FRIEDMAN v. CONNECTICUT GENERAL LIFE INSURANCE

Supreme Court of New York (2004)

Facts

Issue

Holding — Lowe, J.

Rule

Reasoning

Deep Dive: How the Court Reached Its Decision

Placement of the REI Clause

The court focused on the improper placement of the "Relation of Earnings to Insurance" (REI) clause within the insurance policy, determining that it violated New York Insurance Law § 3216(c)(7). This section mandated that any provisions affecting benefits must be included with the specific benefit provisions they relate to. The court noted that the REI clause was placed in the "General Provisions" section, alongside unrelated general terms, instead of with the Total Disability Benefit, where it belonged. This misplacement led to a significant misrepresentation of the policy's benefits, as the specification page of the policy stated the monthly benefit amount of $2,500 without mentioning any reductions based on past earnings. Consequently, the court concluded that policyholders could be misled by this lack of transparency, undermining the purpose of the statutory requirement.

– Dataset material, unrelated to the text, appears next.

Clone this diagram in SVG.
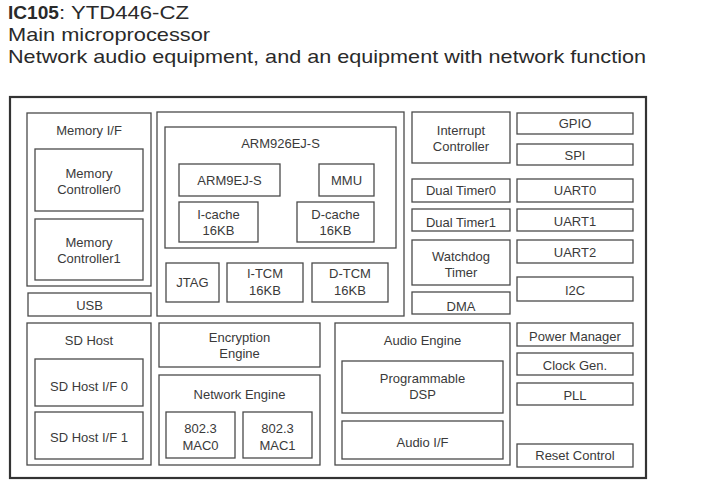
<svg xmlns="http://www.w3.org/2000/svg" width="717" height="489" viewBox="0 0 717 489">
<style>
.b{fill:#fff;stroke:#4a4a4a;stroke-width:1.3}
.t{font-family:"Liberation Sans",Arial,sans-serif;font-size:13px;fill:#3a3a3a;text-anchor:middle}
.h{font-family:"Liberation Sans",Arial,sans-serif;font-size:18.4px;fill:#2a2a2a}
</style>
<rect width="717" height="489" fill="#fff"/>
<g id="header">
<text class="h" x="8" y="19" font-weight="bold" fill="#111" textLength="51" lengthAdjust="spacingAndGlyphs">IC105</text>
<text class="h" x="59" y="19" textLength="130" lengthAdjust="spacingAndGlyphs">: YTD446-CZ</text>
<text class="h" x="8" y="40.5" textLength="202" lengthAdjust="spacingAndGlyphs">Main microprocessor</text>
<text class="h" x="8" y="62.5" textLength="638" lengthAdjust="spacingAndGlyphs">Network audio equipment, and an equipment with network function</text>
</g>
<g id="chip"><rect x="10" y="97" width="636" height="381" fill="#fff" stroke="#333" stroke-width="2.2"/></g>
<g id="connectors"></g>
<g id="memory-if"><rect class="b" x="27" y="113" width="124" height="173"/><text class="t" x="89" y="135">Memory I/F</text></g>
<g id="memory-controller0"><rect class="b" x="35" y="149" width="108" height="62"/><text class="t" x="89" y="178">Memory</text><text class="t" x="89" y="194">Controller0</text></g>
<g id="memory-controller1"><rect class="b" x="35" y="219" width="108" height="61"/><text class="t" x="89" y="247">Memory</text><text class="t" x="89" y="263">Controller1</text></g>
<g id="usb"><rect class="b" x="28" y="293" width="123" height="23"/><text class="t" x="89.5" y="309.5">USB</text></g>
<g id="cpu"><rect class="b" x="157" y="112" width="247" height="204"/></g>
<g id="arm926"><rect class="b" x="165" y="127" width="231" height="121"/><text class="t" x="280.5" y="148">ARM926EJ-S</text></g>
<g id="arm9ejs"><rect class="b" x="179" y="164" width="101" height="32"/><text class="t" x="229.5" y="185">ARM9EJ-S</text></g>
<g id="mmu"><rect class="b" x="319" y="164" width="55" height="32"/><text class="t" x="346.5" y="185">MMU</text></g>
<g id="icache"><rect class="b" x="179" y="202" width="79" height="40"/><text class="t" x="218.5" y="219">I-cache</text><text class="t" x="218.5" y="234.5">16KB</text></g>
<g id="dcache"><rect class="b" x="297" y="202" width="77" height="40"/><text class="t" x="335.5" y="219">D-cache</text><text class="t" x="335.5" y="234.5">16KB</text></g>
<g id="jtag"><rect class="b" x="166" y="263" width="53" height="39"/><text class="t" x="192.5" y="287">JTAG</text></g>
<g id="itcm"><rect class="b" x="227" y="263" width="76" height="39"/><text class="t" x="265" y="278">I-TCM</text><text class="t" x="265" y="294.5">16KB</text></g>
<g id="dtcm"><rect class="b" x="312" y="263" width="76" height="39"/><text class="t" x="350" y="278">D-TCM</text><text class="t" x="350" y="294.5">16KB</text></g>
<g id="interrupt-controller"><rect class="b" x="412" y="112" width="98" height="51"/><text class="t" x="461" y="134.5">Interrupt</text><text class="t" x="461" y="150.5">Controller</text></g>
<g id="gpio"><rect class="b" x="517" y="113" width="116" height="21"/><text class="t" x="575" y="128">GPIO</text></g>
<g id="spi"><rect class="b" x="517" y="144" width="116" height="21"/><text class="t" x="575" y="159.5">SPI</text></g>
<g id="dual-timer0"><rect class="b" x="412" y="179" width="98" height="23"/><text class="t" x="461" y="194.5">Dual Timer0</text></g>
<g id="uart0"><rect class="b" x="517" y="179" width="116" height="23"/><text class="t" x="575" y="194.5">UART0</text></g>
<g id="dual-timer1"><rect class="b" x="412" y="209" width="98" height="22"/><text class="t" x="461" y="227">Dual Timer1</text></g>
<g id="uart1"><rect class="b" x="517" y="209" width="116" height="22"/><text class="t" x="575" y="226">UART1</text></g>
<g id="watchdog-timer"><rect class="b" x="412" y="240" width="98" height="45"/><text class="t" x="461" y="260.5">Watchdog</text><text class="t" x="461" y="276.5">Timer</text></g>
<g id="uart2"><rect class="b" x="517" y="240" width="116" height="23"/><text class="t" x="575" y="257">UART2</text></g>
<g id="i2c"><rect class="b" x="517" y="277" width="116" height="24"/><text class="t" x="575" y="294.5">I2C</text></g>
<g id="dma"><rect class="b" x="412" y="292" width="98" height="22"/><text class="t" x="461" y="310.5">DMA</text></g>
<g id="sd-host"><rect class="b" x="27" y="323" width="124" height="142"/><text class="t" x="89" y="344.5">SD Host</text></g>
<g id="sd-host-if0"><rect class="b" x="35" y="359" width="108" height="47"/><text class="t" x="89" y="391">SD Host I/F 0</text></g>
<g id="sd-host-if1"><rect class="b" x="35" y="412" width="108" height="47"/><text class="t" x="89" y="442">SD Host I/F 1</text></g>
<g id="encryption-engine"><rect class="b" x="159" y="323" width="161" height="44"/><text class="t" x="239.5" y="342">Encryption</text><text class="t" x="239.5" y="358">Engine</text></g>
<g id="network-engine"><rect class="b" x="159" y="375" width="161" height="90"/><text class="t" x="239.5" y="398.5">Network Engine</text></g>
<g id="mac0"><rect class="b" x="166" y="412" width="69" height="46"/><text class="t" x="200.5" y="433">802.3</text><text class="t" x="200.5" y="449.5">MAC0</text></g>
<g id="mac1"><rect class="b" x="243" y="412" width="69" height="46"/><text class="t" x="277.5" y="433">802.3</text><text class="t" x="277.5" y="449.5">MAC1</text></g>
<g id="audio-engine"><rect class="b" x="335" y="323" width="175" height="142"/><text class="t" x="422.5" y="344.5">Audio Engine</text></g>
<g id="programmable-dsp"><rect class="b" x="342" y="361" width="161" height="52"/><text class="t" x="422.5" y="383">Programmable</text><text class="t" x="422.5" y="398.5">DSP</text></g>
<g id="audio-if"><rect class="b" x="342" y="421" width="161" height="38"/><text class="t" x="422.5" y="446.5">Audio I/F</text></g>
<g id="power-manager"><rect class="b" x="517" y="323" width="116" height="23"/><text class="t" x="575" y="340.5">Power Manager</text></g>
<g id="clock-gen"><rect class="b" x="517" y="353" width="116" height="22"/><text class="t" x="575" y="369.5">Clock Gen.</text></g>
<g id="pll"><rect class="b" x="517" y="383" width="116" height="22"/><text class="t" x="575" y="399.5">PLL</text></g>
<g id="reset-control"><rect class="b" x="517" y="444" width="116" height="23"/><text class="t" x="575" y="459.5">Reset Control</text></g>
</svg>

Untimeliness of Defendant's Motion

The court found that Connecticut General's motion for summary judgment effectively sought to reargue the previous decision denying the motion to dismiss, which had already adjudicated the issues at hand. The defendant failed to present any new material evidence or legal arguments that had not been previously addressed. The court emphasized that reargument is not a vehicle for reiterating the same points already decided or for introducing new arguments that could have been raised earlier. Since the defendant's motion was filed more than four months after the original order, it was also deemed untimely under CPLR 2221(d)(3). The court concluded that the defendant did not demonstrate any legal error in the prior ruling, further justifying the denial of the summary judgment motion.

Estoppel Due to Statutory Violations

The court reasoned that the defendant's violation of the relevant insurance statutes effectively estopped it from enforcing the REI clause. It highlighted that even if the REI clause were considered valid, the insurer could not invoke it to reduce the benefits owed to Friedman without showing compliance with the statutory requirements. The court pointed out that the statutory violations were significant enough to support claims of unconscionability and breach of contract, reinforcing that the insurer could not benefit from its own wrongdoing. The principle of estoppel applied here, as the statutory violations were enacted to protect public interests, and the court found that enforcing an improperly placed clause would be contrary to these protections. Thus, the defendant was barred from asserting the REI clause against Friedman.

Dismissal of Causes of Action

The court dismissed several of Friedman's causes of action as either moot or duplicative of the claims already resolved. It specifically noted that the statutory violations under the insurance law justified a penalty, which made additional claims for statutory violations unnecessary. The court found that the claims for unconscionability and breach of contract were similarly redundant since the estoppel principles already addressed the enforcement of the REI clause. Additionally, it ruled that the claim for breach of the conformity clause was valid, but that the underlying REI clause was unenforceable and thus did not provide a basis for the additional claims. The outcome was that the court streamlined the case by eliminating claims that did not contribute further to the resolution of the primary legal issues.

Class Certification Denied

The court ultimately denied Friedman's motion for class certification on the grounds of insufficient numerosity and a lack of common legal principles across different states. Although there were approximately 5,500 policies in force with the REI clause, the court found that only a small number had actually invoked the clause, which did not justify a class action. Additionally, the court noted that significant variances in state laws regarding insurance could present insurmountable obstacles to a nationwide class action. The plaintiff failed to provide a detailed analysis of how laws in different states aligned concerning the claims made, which was necessary to establish commonality. Thus, the court concluded that a class action would not be a superior method for addressing the claims, given the limited number of affected individuals and the legal complexities involved.